=== Given data ===

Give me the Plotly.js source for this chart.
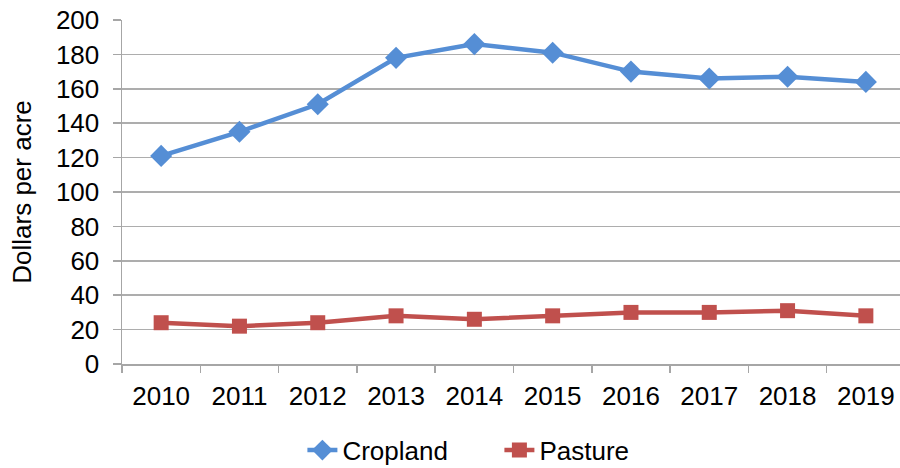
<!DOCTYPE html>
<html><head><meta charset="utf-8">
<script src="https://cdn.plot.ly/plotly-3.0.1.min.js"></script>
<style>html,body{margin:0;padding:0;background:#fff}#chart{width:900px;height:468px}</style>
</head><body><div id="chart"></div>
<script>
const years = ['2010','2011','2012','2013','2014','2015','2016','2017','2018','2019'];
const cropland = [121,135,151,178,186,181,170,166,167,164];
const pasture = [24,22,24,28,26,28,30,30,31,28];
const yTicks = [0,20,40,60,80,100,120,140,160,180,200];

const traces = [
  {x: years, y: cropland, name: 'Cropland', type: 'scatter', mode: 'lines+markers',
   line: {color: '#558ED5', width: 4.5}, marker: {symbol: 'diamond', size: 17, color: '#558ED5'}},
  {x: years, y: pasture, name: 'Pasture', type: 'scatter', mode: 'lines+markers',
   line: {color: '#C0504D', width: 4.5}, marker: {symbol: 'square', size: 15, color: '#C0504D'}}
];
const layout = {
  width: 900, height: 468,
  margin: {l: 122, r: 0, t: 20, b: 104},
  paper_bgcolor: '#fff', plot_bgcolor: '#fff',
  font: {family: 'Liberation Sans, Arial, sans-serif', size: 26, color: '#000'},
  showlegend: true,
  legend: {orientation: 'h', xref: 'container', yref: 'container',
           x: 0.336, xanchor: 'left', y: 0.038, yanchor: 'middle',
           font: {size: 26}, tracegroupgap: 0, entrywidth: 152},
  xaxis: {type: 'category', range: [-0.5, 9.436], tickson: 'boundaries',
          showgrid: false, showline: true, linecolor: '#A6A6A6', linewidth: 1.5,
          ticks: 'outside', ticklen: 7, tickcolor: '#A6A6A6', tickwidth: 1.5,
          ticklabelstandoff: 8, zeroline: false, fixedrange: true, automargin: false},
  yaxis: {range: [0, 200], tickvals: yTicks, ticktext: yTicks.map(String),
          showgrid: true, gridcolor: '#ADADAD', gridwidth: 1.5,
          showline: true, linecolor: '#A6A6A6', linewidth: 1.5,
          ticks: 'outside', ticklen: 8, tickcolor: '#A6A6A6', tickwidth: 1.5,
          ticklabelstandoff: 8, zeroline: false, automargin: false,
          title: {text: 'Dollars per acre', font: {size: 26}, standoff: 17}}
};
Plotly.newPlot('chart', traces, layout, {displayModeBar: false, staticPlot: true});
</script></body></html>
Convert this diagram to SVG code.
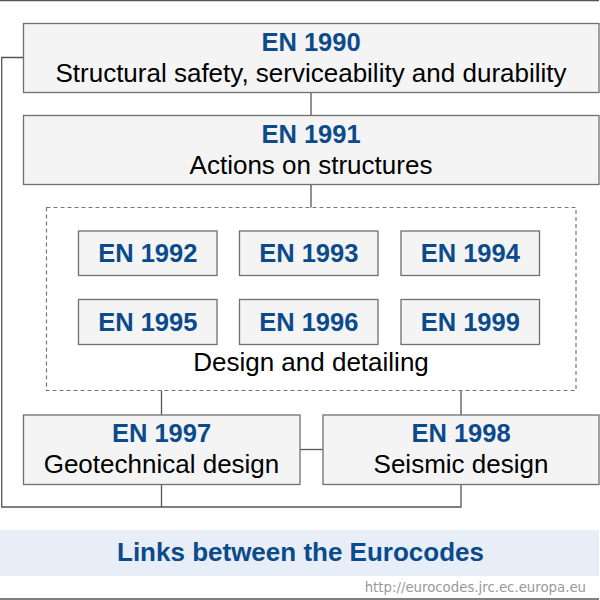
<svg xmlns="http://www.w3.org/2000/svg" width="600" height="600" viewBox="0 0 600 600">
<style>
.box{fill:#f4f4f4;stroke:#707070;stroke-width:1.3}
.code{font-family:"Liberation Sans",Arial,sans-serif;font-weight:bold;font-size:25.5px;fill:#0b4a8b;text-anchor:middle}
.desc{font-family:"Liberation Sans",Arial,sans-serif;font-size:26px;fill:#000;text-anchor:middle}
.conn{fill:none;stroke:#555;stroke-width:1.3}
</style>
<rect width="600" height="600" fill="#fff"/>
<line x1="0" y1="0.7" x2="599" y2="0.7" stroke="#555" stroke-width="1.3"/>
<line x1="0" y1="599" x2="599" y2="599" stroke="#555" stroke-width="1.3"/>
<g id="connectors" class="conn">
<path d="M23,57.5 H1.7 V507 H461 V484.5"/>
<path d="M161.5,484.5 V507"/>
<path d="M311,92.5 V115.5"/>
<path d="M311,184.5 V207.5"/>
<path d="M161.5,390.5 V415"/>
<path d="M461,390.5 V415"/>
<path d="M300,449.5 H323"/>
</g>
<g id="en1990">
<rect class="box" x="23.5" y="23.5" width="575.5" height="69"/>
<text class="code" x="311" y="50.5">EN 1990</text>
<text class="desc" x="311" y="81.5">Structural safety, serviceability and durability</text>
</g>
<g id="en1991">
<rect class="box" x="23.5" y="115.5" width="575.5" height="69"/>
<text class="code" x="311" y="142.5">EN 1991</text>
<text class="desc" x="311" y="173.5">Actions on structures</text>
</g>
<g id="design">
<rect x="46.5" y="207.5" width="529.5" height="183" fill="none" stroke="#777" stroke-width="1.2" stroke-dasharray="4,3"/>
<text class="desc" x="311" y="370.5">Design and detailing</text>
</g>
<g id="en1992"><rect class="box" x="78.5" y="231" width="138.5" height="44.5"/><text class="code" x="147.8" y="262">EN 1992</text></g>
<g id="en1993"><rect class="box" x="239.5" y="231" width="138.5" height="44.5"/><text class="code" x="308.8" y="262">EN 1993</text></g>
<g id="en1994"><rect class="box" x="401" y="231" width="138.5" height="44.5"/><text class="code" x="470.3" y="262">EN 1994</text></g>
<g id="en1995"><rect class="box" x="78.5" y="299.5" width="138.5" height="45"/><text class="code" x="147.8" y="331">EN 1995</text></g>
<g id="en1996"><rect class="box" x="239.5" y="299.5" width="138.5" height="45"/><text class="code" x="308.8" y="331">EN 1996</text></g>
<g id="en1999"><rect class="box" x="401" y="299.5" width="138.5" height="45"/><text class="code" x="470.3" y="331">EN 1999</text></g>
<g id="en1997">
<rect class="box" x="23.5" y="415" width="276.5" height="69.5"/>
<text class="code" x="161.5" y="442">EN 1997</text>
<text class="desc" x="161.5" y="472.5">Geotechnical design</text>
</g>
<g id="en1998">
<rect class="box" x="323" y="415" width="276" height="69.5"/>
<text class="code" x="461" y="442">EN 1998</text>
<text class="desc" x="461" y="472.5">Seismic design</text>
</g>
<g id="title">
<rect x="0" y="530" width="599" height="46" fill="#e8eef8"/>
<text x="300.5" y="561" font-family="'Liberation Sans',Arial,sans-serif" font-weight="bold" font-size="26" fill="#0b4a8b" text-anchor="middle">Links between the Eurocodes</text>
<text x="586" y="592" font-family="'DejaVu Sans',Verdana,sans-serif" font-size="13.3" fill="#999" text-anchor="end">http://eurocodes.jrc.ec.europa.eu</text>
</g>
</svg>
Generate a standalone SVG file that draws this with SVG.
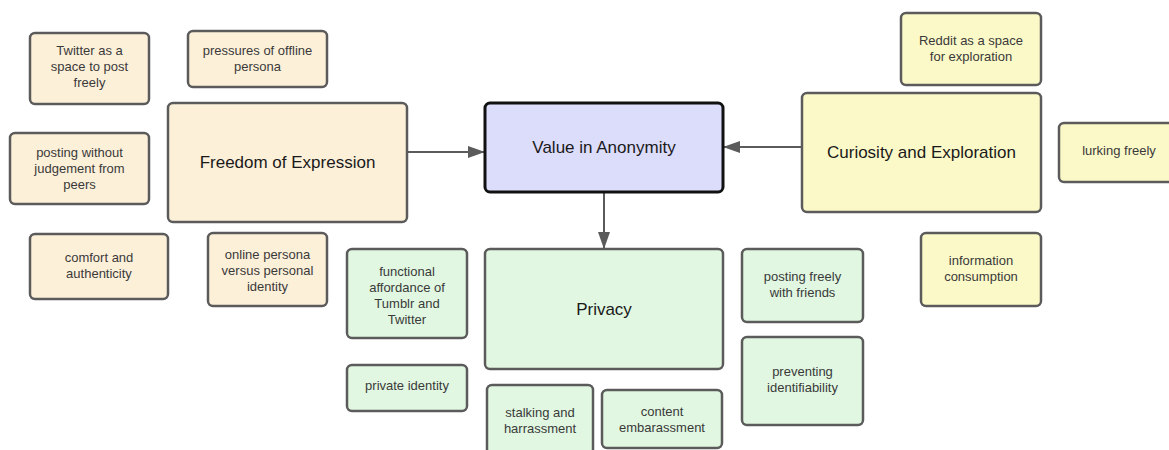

=== Short task ===
In your copy, leave out the pictures and reproduce the material above exactly.

=== Finished answer ===
Give me the Plotly.js source for this chart.
<!DOCTYPE html>
<html><head><meta charset="utf-8">
<script src="https://cdn.plot.ly/plotly-3.0.1.min.js"></script>
<style>html,body{margin:0;padding:0;background:#fff}#chart{width:900px;height:468px}</style>
</head><body><div id="chart"></div>
<script>
const years = ['2010','2011','2012','2013','2014','2015','2016','2017','2018','2019'];
const cropland = [121,135,151,178,186,181,170,166,167,164];
const pasture = [24,22,24,28,26,28,30,30,31,28];
const yTicks = [0,20,40,60,80,100,120,140,160,180,200];

const traces = [
  {x: years, y: cropland, name: 'Cropland', type: 'scatter', mode: 'lines+markers',
   line: {color: '#558ED5', width: 4.5}, marker: {symbol: 'diamond', size: 17, color: '#558ED5'}},
  {x: years, y: pasture, name: 'Pasture', type: 'scatter', mode: 'lines+markers',
   line: {color: '#C0504D', width: 4.5}, marker: {symbol: 'square', size: 15, color: '#C0504D'}}
];
const layout = {
  width: 900, height: 468,
  margin: {l: 122, r: 0, t: 20, b: 104},
  paper_bgcolor: '#fff', plot_bgcolor: '#fff',
  font: {family: 'Liberation Sans, Arial, sans-serif', size: 26, color: '#000'},
  showlegend: true,
  legend: {orientation: 'h', xref: 'container', yref: 'container',
           x: 0.336, xanchor: 'left', y: 0.038, yanchor: 'middle',
           font: {size: 26}, tracegroupgap: 0, entrywidth: 152},
  xaxis: {type: 'category', range: [-0.5, 9.436], tickson: 'boundaries',
          showgrid: false, showline: true, linecolor: '#A6A6A6', linewidth: 1.5,
          ticks: 'outside', ticklen: 7, tickcolor: '#A6A6A6', tickwidth: 1.5,
          ticklabelstandoff: 8, zeroline: false, fixedrange: true, automargin: false},
  yaxis: {range: [0, 200], tickvals: yTicks, ticktext: yTicks.map(String),
          showgrid: true, gridcolor: '#ADADAD', gridwidth: 1.5,
          showline: true, linecolor: '#A6A6A6', linewidth: 1.5,
          ticks: 'outside', ticklen: 8, tickcolor: '#A6A6A6', tickwidth: 1.5,
          ticklabelstandoff: 8, zeroline: false, automargin: false,
          title: {text: 'Dollars per acre', font: {size: 26}, standoff: 17}}
};
Plotly.newPlot('chart', traces, layout, {displayModeBar: false, staticPlot: true});
</script></body></html>
Convert this diagram to SVG code.
<svg xmlns="http://www.w3.org/2000/svg" width="600" height="600" viewBox="0 0 600 600">
<style>
.box{fill:#f4f4f4;stroke:#707070;stroke-width:1.3}
.code{font-family:"Liberation Sans",Arial,sans-serif;font-weight:bold;font-size:25.5px;fill:#0b4a8b;text-anchor:middle}
.desc{font-family:"Liberation Sans",Arial,sans-serif;font-size:26px;fill:#000;text-anchor:middle}
.conn{fill:none;stroke:#555;stroke-width:1.3}
</style>
<rect width="600" height="600" fill="#fff"/>
<line x1="0" y1="0.7" x2="599" y2="0.7" stroke="#555" stroke-width="1.3"/>
<line x1="0" y1="599" x2="599" y2="599" stroke="#555" stroke-width="1.3"/>
<g id="connectors" class="conn">
<path d="M23,57.5 H1.7 V507 H461 V484.5"/>
<path d="M161.5,484.5 V507"/>
<path d="M311,92.5 V115.5"/>
<path d="M311,184.5 V207.5"/>
<path d="M161.5,390.5 V415"/>
<path d="M461,390.5 V415"/>
<path d="M300,449.5 H323"/>
</g>
<g id="en1990">
<rect class="box" x="23.5" y="23.5" width="575.5" height="69"/>
<text class="code" x="311" y="50.5">EN 1990</text>
<text class="desc" x="311" y="81.5">Structural safety, serviceability and durability</text>
</g>
<g id="en1991">
<rect class="box" x="23.5" y="115.5" width="575.5" height="69"/>
<text class="code" x="311" y="142.5">EN 1991</text>
<text class="desc" x="311" y="173.5">Actions on structures</text>
</g>
<g id="design">
<rect x="46.5" y="207.5" width="529.5" height="183" fill="none" stroke="#777" stroke-width="1.2" stroke-dasharray="4,3"/>
<text class="desc" x="311" y="370.5">Design and detailing</text>
</g>
<g id="en1992"><rect class="box" x="78.5" y="231" width="138.5" height="44.5"/><text class="code" x="147.8" y="262">EN 1992</text></g>
<g id="en1993"><rect class="box" x="239.5" y="231" width="138.5" height="44.5"/><text class="code" x="308.8" y="262">EN 1993</text></g>
<g id="en1994"><rect class="box" x="401" y="231" width="138.5" height="44.5"/><text class="code" x="470.3" y="262">EN 1994</text></g>
<g id="en1995"><rect class="box" x="78.5" y="299.5" width="138.5" height="45"/><text class="code" x="147.8" y="331">EN 1995</text></g>
<g id="en1996"><rect class="box" x="239.5" y="299.5" width="138.5" height="45"/><text class="code" x="308.8" y="331">EN 1996</text></g>
<g id="en1999"><rect class="box" x="401" y="299.5" width="138.5" height="45"/><text class="code" x="470.3" y="331">EN 1999</text></g>
<g id="en1997">
<rect class="box" x="23.5" y="415" width="276.5" height="69.5"/>
<text class="code" x="161.5" y="442">EN 1997</text>
<text class="desc" x="161.5" y="472.5">Geotechnical design</text>
</g>
<g id="en1998">
<rect class="box" x="323" y="415" width="276" height="69.5"/>
<text class="code" x="461" y="442">EN 1998</text>
<text class="desc" x="461" y="472.5">Seismic design</text>
</g>
<g id="title">
<rect x="0" y="530" width="599" height="46" fill="#e8eef8"/>
<text x="300.5" y="561" font-family="'Liberation Sans',Arial,sans-serif" font-weight="bold" font-size="26" fill="#0b4a8b" text-anchor="middle">Links between the Eurocodes</text>
<text x="586" y="592" font-family="'DejaVu Sans',Verdana,sans-serif" font-size="13.3" fill="#999" text-anchor="end">http://eurocodes.jrc.ec.europa.eu</text>
</g>
</svg>
Generate a standalone SVG file that draws this with SVG.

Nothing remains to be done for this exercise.